** PROVIDED DATA **
***
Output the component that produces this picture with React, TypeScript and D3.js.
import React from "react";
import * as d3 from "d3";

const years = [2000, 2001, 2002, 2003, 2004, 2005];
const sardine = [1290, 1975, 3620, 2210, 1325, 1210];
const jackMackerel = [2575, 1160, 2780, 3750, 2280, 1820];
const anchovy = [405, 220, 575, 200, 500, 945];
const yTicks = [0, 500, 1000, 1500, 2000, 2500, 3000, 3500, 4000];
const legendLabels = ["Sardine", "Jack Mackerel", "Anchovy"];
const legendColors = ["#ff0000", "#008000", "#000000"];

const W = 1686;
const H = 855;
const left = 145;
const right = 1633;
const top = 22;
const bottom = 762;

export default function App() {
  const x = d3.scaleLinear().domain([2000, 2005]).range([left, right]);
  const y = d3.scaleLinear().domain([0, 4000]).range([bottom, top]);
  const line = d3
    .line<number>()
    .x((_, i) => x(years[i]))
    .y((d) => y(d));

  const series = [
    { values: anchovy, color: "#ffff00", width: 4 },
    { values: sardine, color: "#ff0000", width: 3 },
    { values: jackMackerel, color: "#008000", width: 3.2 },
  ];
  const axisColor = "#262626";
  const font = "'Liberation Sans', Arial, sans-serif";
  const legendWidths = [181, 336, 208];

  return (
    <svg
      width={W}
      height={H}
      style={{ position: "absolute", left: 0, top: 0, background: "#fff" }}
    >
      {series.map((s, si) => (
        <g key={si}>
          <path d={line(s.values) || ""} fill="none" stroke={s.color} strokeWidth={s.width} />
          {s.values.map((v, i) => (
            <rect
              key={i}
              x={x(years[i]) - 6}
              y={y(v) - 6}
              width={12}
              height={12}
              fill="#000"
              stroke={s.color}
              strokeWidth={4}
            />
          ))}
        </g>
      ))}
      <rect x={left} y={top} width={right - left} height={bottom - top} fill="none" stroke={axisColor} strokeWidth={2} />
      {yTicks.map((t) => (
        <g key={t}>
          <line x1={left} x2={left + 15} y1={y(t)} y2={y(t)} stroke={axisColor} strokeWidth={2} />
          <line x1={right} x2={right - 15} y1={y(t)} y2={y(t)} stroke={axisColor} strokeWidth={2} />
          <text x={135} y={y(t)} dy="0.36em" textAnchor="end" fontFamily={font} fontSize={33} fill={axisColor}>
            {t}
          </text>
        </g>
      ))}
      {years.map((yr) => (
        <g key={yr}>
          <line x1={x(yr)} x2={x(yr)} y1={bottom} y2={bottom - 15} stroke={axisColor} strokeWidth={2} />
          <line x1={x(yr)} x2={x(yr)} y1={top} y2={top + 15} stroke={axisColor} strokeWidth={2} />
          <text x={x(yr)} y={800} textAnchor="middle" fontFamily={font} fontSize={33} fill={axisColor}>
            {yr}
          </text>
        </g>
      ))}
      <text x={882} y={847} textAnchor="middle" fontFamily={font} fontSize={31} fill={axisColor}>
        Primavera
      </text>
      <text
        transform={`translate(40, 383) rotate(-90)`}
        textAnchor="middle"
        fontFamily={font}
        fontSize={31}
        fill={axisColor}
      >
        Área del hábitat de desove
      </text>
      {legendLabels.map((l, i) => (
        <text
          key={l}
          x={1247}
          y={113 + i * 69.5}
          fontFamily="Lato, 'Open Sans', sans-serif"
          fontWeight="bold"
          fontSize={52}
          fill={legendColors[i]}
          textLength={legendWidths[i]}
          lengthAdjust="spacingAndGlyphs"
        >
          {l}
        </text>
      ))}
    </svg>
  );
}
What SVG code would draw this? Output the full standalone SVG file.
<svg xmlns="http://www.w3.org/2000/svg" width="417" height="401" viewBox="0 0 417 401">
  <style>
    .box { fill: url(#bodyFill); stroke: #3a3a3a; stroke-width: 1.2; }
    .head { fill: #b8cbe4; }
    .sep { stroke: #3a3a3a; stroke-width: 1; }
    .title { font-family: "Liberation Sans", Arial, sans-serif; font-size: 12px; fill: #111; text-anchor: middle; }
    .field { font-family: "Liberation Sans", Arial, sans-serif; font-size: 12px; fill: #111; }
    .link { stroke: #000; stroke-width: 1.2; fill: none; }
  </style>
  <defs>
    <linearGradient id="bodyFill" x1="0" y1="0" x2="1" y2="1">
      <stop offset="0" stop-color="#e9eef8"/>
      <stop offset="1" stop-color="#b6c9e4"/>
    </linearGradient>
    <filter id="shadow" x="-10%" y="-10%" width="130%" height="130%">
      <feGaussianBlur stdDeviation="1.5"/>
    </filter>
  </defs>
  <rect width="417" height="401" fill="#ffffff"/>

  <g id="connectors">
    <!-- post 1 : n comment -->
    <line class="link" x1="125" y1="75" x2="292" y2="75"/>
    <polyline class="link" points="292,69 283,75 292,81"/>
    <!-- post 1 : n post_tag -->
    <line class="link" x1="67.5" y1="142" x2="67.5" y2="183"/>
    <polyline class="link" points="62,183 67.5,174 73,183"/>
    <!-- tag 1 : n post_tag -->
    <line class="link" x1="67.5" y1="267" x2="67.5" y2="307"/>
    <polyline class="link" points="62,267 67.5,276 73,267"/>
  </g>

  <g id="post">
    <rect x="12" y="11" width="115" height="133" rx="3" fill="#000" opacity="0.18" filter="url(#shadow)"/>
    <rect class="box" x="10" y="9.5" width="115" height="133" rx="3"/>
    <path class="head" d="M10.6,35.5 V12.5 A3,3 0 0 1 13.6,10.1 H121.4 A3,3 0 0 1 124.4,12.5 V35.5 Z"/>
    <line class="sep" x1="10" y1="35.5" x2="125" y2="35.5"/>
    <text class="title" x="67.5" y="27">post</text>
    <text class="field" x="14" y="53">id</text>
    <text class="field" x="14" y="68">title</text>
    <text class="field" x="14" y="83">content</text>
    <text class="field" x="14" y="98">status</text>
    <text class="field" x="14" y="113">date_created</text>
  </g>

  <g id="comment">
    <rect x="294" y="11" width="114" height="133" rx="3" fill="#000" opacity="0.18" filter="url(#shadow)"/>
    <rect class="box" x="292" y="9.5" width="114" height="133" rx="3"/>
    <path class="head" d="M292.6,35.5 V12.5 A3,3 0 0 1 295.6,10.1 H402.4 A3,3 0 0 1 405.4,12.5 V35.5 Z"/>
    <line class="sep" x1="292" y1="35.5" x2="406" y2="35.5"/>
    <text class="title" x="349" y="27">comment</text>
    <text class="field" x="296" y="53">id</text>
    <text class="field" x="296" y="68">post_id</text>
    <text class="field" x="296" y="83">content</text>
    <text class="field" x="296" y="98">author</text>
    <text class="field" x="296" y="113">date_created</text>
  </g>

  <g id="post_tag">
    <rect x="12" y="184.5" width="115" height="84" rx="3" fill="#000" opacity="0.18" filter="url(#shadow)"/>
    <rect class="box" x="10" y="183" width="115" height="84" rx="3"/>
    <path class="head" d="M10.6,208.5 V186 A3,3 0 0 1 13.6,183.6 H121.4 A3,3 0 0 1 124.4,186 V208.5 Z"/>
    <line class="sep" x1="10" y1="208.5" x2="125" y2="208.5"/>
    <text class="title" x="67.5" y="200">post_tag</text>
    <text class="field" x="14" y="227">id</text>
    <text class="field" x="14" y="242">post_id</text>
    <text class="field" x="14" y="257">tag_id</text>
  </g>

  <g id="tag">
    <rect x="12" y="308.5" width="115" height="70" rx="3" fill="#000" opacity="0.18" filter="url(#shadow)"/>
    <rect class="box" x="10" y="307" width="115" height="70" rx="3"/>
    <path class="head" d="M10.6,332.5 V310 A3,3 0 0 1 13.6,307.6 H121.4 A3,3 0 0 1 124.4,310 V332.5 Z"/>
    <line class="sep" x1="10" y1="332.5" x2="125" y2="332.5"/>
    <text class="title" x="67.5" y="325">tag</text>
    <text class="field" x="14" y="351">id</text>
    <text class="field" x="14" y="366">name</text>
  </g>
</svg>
***
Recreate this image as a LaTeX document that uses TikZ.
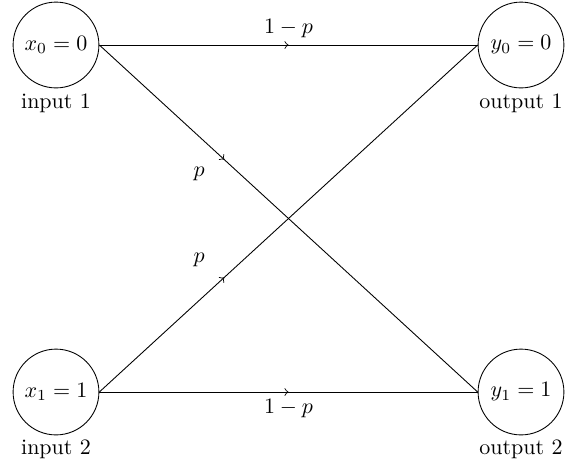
***
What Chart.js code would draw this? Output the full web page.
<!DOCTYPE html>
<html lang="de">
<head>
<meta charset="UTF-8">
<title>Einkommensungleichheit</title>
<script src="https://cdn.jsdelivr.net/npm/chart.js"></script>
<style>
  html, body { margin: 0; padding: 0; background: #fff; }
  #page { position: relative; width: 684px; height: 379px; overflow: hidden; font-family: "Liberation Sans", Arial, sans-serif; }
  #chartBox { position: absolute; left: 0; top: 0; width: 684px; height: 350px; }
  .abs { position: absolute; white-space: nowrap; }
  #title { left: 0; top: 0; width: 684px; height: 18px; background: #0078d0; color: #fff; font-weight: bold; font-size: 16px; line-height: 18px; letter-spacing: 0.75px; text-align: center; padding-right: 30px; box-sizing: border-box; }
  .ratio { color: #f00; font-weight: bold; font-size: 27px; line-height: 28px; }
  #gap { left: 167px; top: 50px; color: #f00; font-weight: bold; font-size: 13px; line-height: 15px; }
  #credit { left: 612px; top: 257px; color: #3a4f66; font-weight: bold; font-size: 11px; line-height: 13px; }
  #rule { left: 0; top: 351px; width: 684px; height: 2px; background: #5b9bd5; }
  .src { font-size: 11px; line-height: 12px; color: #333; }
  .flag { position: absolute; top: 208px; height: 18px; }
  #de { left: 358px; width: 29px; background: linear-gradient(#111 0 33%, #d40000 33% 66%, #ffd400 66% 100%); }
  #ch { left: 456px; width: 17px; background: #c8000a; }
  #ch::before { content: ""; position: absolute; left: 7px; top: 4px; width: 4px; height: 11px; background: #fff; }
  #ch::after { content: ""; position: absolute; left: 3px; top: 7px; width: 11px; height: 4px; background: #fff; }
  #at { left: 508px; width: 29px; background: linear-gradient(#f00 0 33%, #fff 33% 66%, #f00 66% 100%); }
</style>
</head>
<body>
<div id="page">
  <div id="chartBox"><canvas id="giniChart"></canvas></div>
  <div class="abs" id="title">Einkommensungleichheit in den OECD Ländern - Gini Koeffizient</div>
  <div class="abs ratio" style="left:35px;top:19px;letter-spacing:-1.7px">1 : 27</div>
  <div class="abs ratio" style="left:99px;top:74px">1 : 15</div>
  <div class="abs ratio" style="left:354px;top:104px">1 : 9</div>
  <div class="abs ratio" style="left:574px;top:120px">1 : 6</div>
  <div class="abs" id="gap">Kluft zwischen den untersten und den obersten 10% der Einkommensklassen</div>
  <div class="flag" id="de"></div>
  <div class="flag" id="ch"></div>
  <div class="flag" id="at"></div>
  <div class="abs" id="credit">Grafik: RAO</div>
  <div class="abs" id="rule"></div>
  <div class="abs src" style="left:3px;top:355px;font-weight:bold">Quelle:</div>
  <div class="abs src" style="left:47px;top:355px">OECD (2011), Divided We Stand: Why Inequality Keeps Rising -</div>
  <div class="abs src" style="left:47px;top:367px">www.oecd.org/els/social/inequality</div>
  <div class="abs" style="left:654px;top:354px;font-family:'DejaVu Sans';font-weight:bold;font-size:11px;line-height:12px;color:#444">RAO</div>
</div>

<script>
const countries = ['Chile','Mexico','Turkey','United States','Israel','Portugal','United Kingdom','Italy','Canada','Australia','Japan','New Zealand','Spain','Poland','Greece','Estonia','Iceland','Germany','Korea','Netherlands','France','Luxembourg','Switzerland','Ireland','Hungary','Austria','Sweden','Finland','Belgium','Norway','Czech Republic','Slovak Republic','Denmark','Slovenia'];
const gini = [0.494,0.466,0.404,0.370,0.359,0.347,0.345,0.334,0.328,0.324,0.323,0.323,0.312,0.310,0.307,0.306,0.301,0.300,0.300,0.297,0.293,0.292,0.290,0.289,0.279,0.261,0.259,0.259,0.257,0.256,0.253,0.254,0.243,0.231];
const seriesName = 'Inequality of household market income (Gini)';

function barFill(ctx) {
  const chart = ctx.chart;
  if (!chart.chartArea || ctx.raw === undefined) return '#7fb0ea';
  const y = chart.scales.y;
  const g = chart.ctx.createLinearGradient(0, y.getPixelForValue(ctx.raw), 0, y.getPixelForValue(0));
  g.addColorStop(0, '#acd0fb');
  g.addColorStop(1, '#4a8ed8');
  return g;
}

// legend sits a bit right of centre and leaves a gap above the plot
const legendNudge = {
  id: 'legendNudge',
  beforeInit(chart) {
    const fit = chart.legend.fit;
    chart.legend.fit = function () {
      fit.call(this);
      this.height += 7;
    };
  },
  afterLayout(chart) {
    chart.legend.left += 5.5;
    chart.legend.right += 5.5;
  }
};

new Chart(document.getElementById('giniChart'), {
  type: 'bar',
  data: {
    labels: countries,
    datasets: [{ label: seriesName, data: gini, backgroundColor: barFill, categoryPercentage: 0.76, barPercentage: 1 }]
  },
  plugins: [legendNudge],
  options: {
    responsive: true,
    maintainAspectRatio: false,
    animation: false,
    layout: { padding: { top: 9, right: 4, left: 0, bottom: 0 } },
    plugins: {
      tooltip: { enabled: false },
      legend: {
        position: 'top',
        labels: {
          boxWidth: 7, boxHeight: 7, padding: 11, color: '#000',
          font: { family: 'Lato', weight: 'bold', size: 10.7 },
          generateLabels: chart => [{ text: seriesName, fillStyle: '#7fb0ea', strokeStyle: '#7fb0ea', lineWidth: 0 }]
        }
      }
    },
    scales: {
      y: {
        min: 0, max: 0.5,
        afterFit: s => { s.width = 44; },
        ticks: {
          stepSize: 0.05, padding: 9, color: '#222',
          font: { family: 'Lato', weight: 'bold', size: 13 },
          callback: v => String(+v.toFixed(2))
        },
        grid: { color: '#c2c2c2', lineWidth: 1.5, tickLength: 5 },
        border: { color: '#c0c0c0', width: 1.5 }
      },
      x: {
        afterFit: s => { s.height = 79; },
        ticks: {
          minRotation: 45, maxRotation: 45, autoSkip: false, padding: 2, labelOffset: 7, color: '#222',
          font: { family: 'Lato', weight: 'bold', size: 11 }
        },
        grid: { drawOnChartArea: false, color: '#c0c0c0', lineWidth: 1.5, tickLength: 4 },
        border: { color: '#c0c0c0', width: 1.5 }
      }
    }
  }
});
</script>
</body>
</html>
***
** PROBLEM STATEMENT **
Reproduce only the lines from the one containing "Output the component" through the one containing "import * as", inclusive of both.

** EXPECTED ANSWER **
Output the component that produces this picture with React, TypeScript and D3.js.
import React from "react";
import * as d3 from "d3";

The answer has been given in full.